I believe in clean, clear, beautiful Alteryx workflows. If I take the spaghetti workflow above and clean it up, just look at the end result. The spaghetti bowl is now organized into a delicious presentation.
So, how did I go about cleaning up the spaghetti?
And how do I develop my own workflows for readability? Here are three ideas I use for a more readable Alteryx workflow:
Idea 1. Designing based on horizontal main-flow lines
Idea 2. Grouping into containers and sub-containers
Idea 3. Using custom notations for tools
Let’s look at each of these.
Idea 1. Designing based on horizontal flow lines
Western reading is based on the tradition of left-to-right and top-to-bottom eye movement. Given our trained reading habits, it makes sense to design our workflows with that pattern. To replicate the reading eye movement, put the data inputs at the top left to quickly see where the workflow is starting. From there, readers can read from left to right to see how the data workflow proceeds. Aligning the tools and connectors with this thought is the first thing I work on.
As the first step, I align the tools based on primary, secondary, and tertiary contributions. The primary flow involves the main data set or data sets and the primary outputs. The secondary are enrichment data sources that add information to the main data flow, such as lookup tables. Secondary outputs may also exist for different purposes. Tertiary inputs and outputs I usually think of as temporary data checks.
Taking this one step results in this design.
As a side note, this step often helps me find ways to reduce the number of tools used and any logic problems or duplication of steps happening in the workflow.
And this leads us into idea 2, grouping into containers and sub-containers.
Idea 2. Grouping into containers and sub-containers
There is a reason books are broken up into chapters, paragraphs, and sentences. It facilitates reading. We can use that same idea by breaking the workflow into functional groupings inside containers. A person reading through the workflow can get a quick overview of the individual sections of the process, like chapters. More sub-containers can be added to break the workflow into smaller groups, such as paragraphs.

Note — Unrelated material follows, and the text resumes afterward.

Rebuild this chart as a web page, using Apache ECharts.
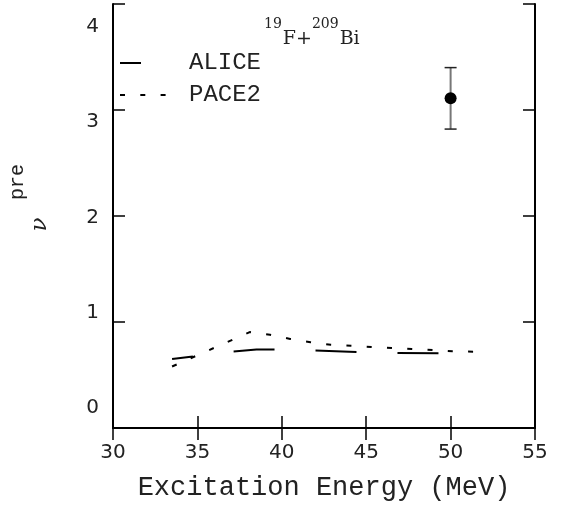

Applying containers to the spaghetti workflow results into this design. Containers are colored here by inputs, outputs, spatial analyses and transformations, and non-spatial transformations. I may use smaller containers within these larger containers to further chunk up the logic for ease of understanding.

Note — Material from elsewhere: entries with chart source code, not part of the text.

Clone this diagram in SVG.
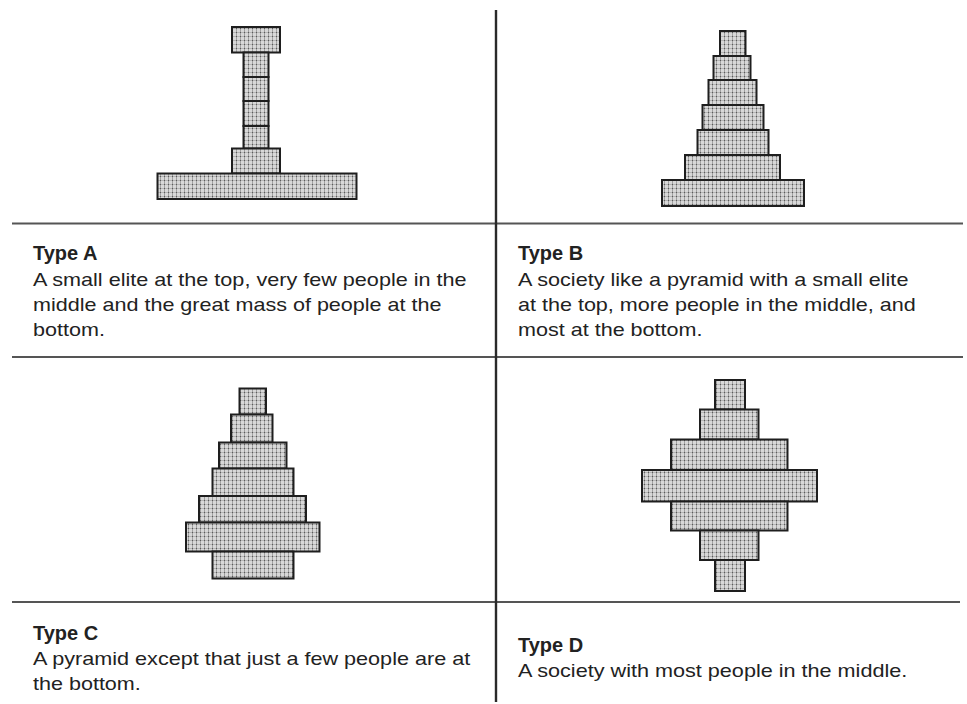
<svg xmlns="http://www.w3.org/2000/svg" width="967" height="704" viewBox="0 0 967 704">
<defs>
<pattern id="dots" x="0" y="0" width="4" height="4" patternUnits="userSpaceOnUse">
<rect width="4" height="4" fill="#d8d8d8"/>
<rect width="1" height="4" fill="#a0a0a0"/>
<rect width="4" height="1" fill="#b4b4b4"/>
<rect width="1" height="1" fill="#5a5a5a"/>
</pattern>
</defs>
<style>
.blk{fill:url(#dots);stroke:#1e1e1e;stroke-width:2}
.grid{stroke:#555;stroke-width:2;fill:none}
.vgrid{stroke:#2a2a2a;stroke-width:2.4;fill:none}
.title{font-family:"Liberation Sans",Arial,sans-serif;font-weight:bold;font-size:20px;fill:#222}
.body{font-family:"Liberation Sans",Arial,sans-serif;font-size:18.5px;fill:#222}
</style>
<rect width="967" height="704" fill="#fff"/>
<g id="connectors">
<line class="grid" x1="12" y1="223.5" x2="963" y2="223.5"/>
<line class="grid" x1="12" y1="357" x2="963" y2="357"/>
<line class="grid" x1="12" y1="602" x2="960" y2="602"/>
<line class="vgrid" x1="496" y1="10" x2="496" y2="702"/>
</g>
<g id="type-a">
<rect class="blk" x="232" y="27" width="48" height="25.5"/>
<rect class="blk" x="243.5" y="52.5" width="25" height="24.5"/>
<rect class="blk" x="243.5" y="77" width="25" height="24"/>
<rect class="blk" x="243.5" y="101" width="25" height="25"/>
<rect class="blk" x="243.5" y="126" width="25" height="22.5"/>
<rect class="blk" x="232" y="148.5" width="48" height="25"/>
<rect class="blk" x="157.5" y="173.5" width="199" height="25.5"/>
<text class="title" x="33" y="260">Type A</text>
<text class="body" x="33" y="285.5" textLength="433.6" lengthAdjust="spacingAndGlyphs">A small elite at the top, very few people in the</text>
<text class="body" x="33" y="310.5" textLength="408.5" lengthAdjust="spacingAndGlyphs">middle and the great mass of people at the</text>
<text class="body" x="33" y="335.5" textLength="71.9" lengthAdjust="spacingAndGlyphs">bottom.</text>
</g>
<g id="type-b">
<rect class="blk" x="720" y="31" width="25.5" height="25"/>
<rect class="blk" x="713.5" y="56" width="37" height="24"/>
<rect class="blk" x="708.5" y="80" width="48" height="25"/>
<rect class="blk" x="702.5" y="105" width="61" height="25"/>
<rect class="blk" x="697.5" y="130" width="71" height="25"/>
<rect class="blk" x="685" y="155" width="95" height="25"/>
<rect class="blk" x="662" y="180" width="142" height="26"/>
<text class="title" x="518" y="260">Type B</text>
<text class="body" x="518" y="285.5" textLength="390.4" lengthAdjust="spacingAndGlyphs">A society like a pyramid with a small elite</text>
<text class="body" x="518" y="310.5" textLength="397.7" lengthAdjust="spacingAndGlyphs">at the top, more people in the middle, and</text>
<text class="body" x="518" y="335.5" textLength="184.5" lengthAdjust="spacingAndGlyphs">most at the bottom.</text>
</g>
<g id="type-c">
<rect class="blk" x="239.5" y="388.5" width="26.5" height="26"/>
<rect class="blk" x="231" y="414.5" width="41.5" height="28"/>
<rect class="blk" x="219" y="442.5" width="67.5" height="26"/>
<rect class="blk" x="212.5" y="468.5" width="81" height="27.5"/>
<rect class="blk" x="199" y="496" width="107" height="26.5"/>
<rect class="blk" x="186" y="522.5" width="133.5" height="29"/>
<rect class="blk" x="212.5" y="551.5" width="81" height="27"/>
<text class="title" x="33" y="639.5">Type C</text>
<text class="body" x="33" y="664.5" textLength="437.2" lengthAdjust="spacingAndGlyphs">A pyramid except that just a few people are at</text>
<text class="body" x="33" y="689.5" textLength="107.8" lengthAdjust="spacingAndGlyphs">the bottom.</text>
</g>
<g id="type-d">
<rect class="blk" x="715" y="380" width="30" height="29.5"/>
<rect class="blk" x="700" y="409.5" width="58.5" height="30"/>
<rect class="blk" x="671" y="439.5" width="116.5" height="30.5"/>
<rect class="blk" x="642" y="470" width="175" height="31.5"/>
<rect class="blk" x="671" y="501.5" width="116.5" height="29"/>
<rect class="blk" x="700" y="530.5" width="58.5" height="29.5"/>
<rect class="blk" x="715" y="560" width="30" height="31"/>
<text class="title" x="518" y="652">Type D</text>
<text class="body" x="518" y="677" textLength="389.3" lengthAdjust="spacingAndGlyphs">A society with most people in the middle.</text>
</g>
</svg>
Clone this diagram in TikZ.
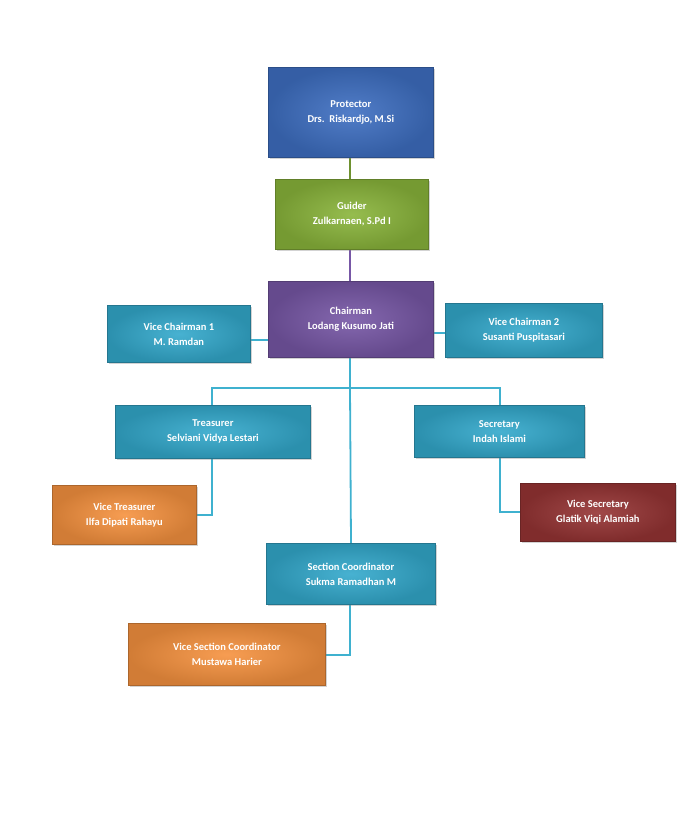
\documentclass[tikz,border=0pt]{standalone}
\usepackage{fontspec}
\setmainfont{Carlito}
\usetikzlibrary{shadows}
\definecolor{cblue}{HTML}{3E6FC2}
\definecolor{cgreen}{HTML}{8AB53B}
\definecolor{cpurple}{HTML}{7757A6}
\definecolor{cteal}{HTML}{33A9CC}
\definecolor{corange}{HTML}{F6923F}
\definecolor{cred}{HTML}{963434}
\definecolor{lteal}{HTML}{3FB1CF}
\tikzset{
  box/.style={draw=#1!70!black, line width=0.8pt, inner color=#1!90!white, outer color=#1!85!black,
    text=white, font=\bfseries\fontsize{10.5pt}{15pt}\selectfont, align=center, anchor=north west,
    drop shadow={shadow xshift=1.5pt, shadow yshift=-1.5pt, opacity=0.35}},
  conn/.style={lteal, line width=1.8pt}
}
\begin{document}
\begin{tikzpicture}[x=1pt,y=-1pt]
\useasboundingbox (0,0) rectangle (700,829);
\newcommand{\bx}[7]{\node[box=#6, minimum width=#4pt-#2pt, minimum height=#5pt-#3pt] (#1) at (#2,#3) {#7};}
% connectors first
\draw[cgreen!80!black, line width=1.8pt] (350,157) -- (350,179);
\draw[cpurple, line width=1.8pt] (350,249) -- (350,281);
\draw[conn] (250,340) -- (268,340);
\draw[conn] (433,333) -- (445,333);
\draw[conn] (350,357) -- (350,388) (212,405) -- (212,388) -- (500,388) -- (500,405);
\draw[conn] (350,388) -- (351,543);
\draw[conn] (212,458) -- (212,515) -- (196,515);
\draw[conn] (500,457) -- (500,512) -- (520,512);
\draw[conn] (350,604) -- (350,655) -- (325,655);
\bx{prot}{268}{67}{433}{157}{cblue}{Protector\\Drs.\ \ Riskardjo, M.Si}
\bx{guid}{275}{179}{428}{249}{cgreen}{Guider\\Zulkarnaen, S.Pd I}
\bx{chair}{268}{281}{433}{357}{cpurple}{Chairman\\Lodang Kusumo Jati}
\bx{vc1}{107}{305}{250}{362}{cteal}{Vice Chairman 1\\M. Ramdan}
\bx{vc2}{445}{303}{602}{357}{cteal}{Vice Chairman 2\\Susanti Puspitasari}
\bx{tre}{115}{405}{310}{458}{cteal}{Treasurer\\Selviani Vidya Lestari}
\bx{sec}{414}{405}{584}{457}{cteal}{Secretary\\Indah Islami}
\bx{vtre}{52}{485}{196}{544}{corange}{Vice Treasurer\\Ilfa Dipati Rahayu}
\bx{vsec}{520}{483}{675}{541}{cred}{Vice Secretary\\Glatik Viqi Alamiah}
\bx{sc}{266}{543}{435}{604}{cteal}{Section Coordinator\\Sukma Ramadhan M}
\bx{vsc}{128}{623}{325}{685}{corange}{Vice Section Coordinator\\Mustawa Harier}
\end{tikzpicture}
\end{document}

But what about the sentences?
Idea 3. Using custom notations for tools
Now that the reader is tracking through the inputs to transformation sections to outputs, we can make following the flow even easier by using notations. Notate each tool as to how it fits into the transformation. Sentence-by-sentence, the reader can follow the flow.
Notice what this accomplishes. As we move left-to-write with the workflow flow lines, we group the tools into functional chapters in containers, and with good notation, we know what each of the tools is contributing to the data process. If we want the details, we can click on the tool to see how it’s accomplishing its task.
I’ll be honest. Notation is not my favorite thing. To help, I have a cheat sheet to get me started, such as:
Filter: “Remove” + record description OR “Retain” + record description; Examples: Remove blank records, Retain records with data, Retain records with [animal] = “Cat”
Summarize: Brief description of what is achieved by summary; Examples: Remove duplicates, Calculate number of facilities by state
And that creates our final workflow.
Which brings us to timing…
Should you do this as you are developing the workflow, or after?
Actually neither. For me, it’s a continual process as the workflow is developed and refined. Input and output tools are pretty solid from the beginning, but other containers may not become clear until after the workflow is 50-75% developed. Also, as development takes place, tools may be more logically grouped throughout the process or even after the workflow is completed. Because notation isn’t my favorite thing, I put in notation as soon as the tool is configured and working properly.
My mom’s spaghetti was quick, easy, and did its job…
But it wouldn’t pass in a professional kitchen. As data professionals, let’s move beyond boiling dry noodles and a jar of Ragu spaghetti sauce. Let’s create Alteryx workflows worthy of Michelin star restaurants.
Summary
Alteryx workflows may or may not be more often read and edited than created. But it is a good practice to make workflows easy to read and follow.
By using the three ideas of designing based on horizontal main-flow lines, grouping tools into containers and sub-containers, and using custom notations for tools we can make Alteryx workflows much easier to read and edit later.
These ideas borrow from how readers approach a document by reading left-to-right and dividing the book into chapters, paragraphs, and sentences.
The creation and refinement of each of these ideas takes place from the very beginning of workflow creation, through development refinement, to considerations after the workflow is complete.
How can you apply these three ideas to your workflows?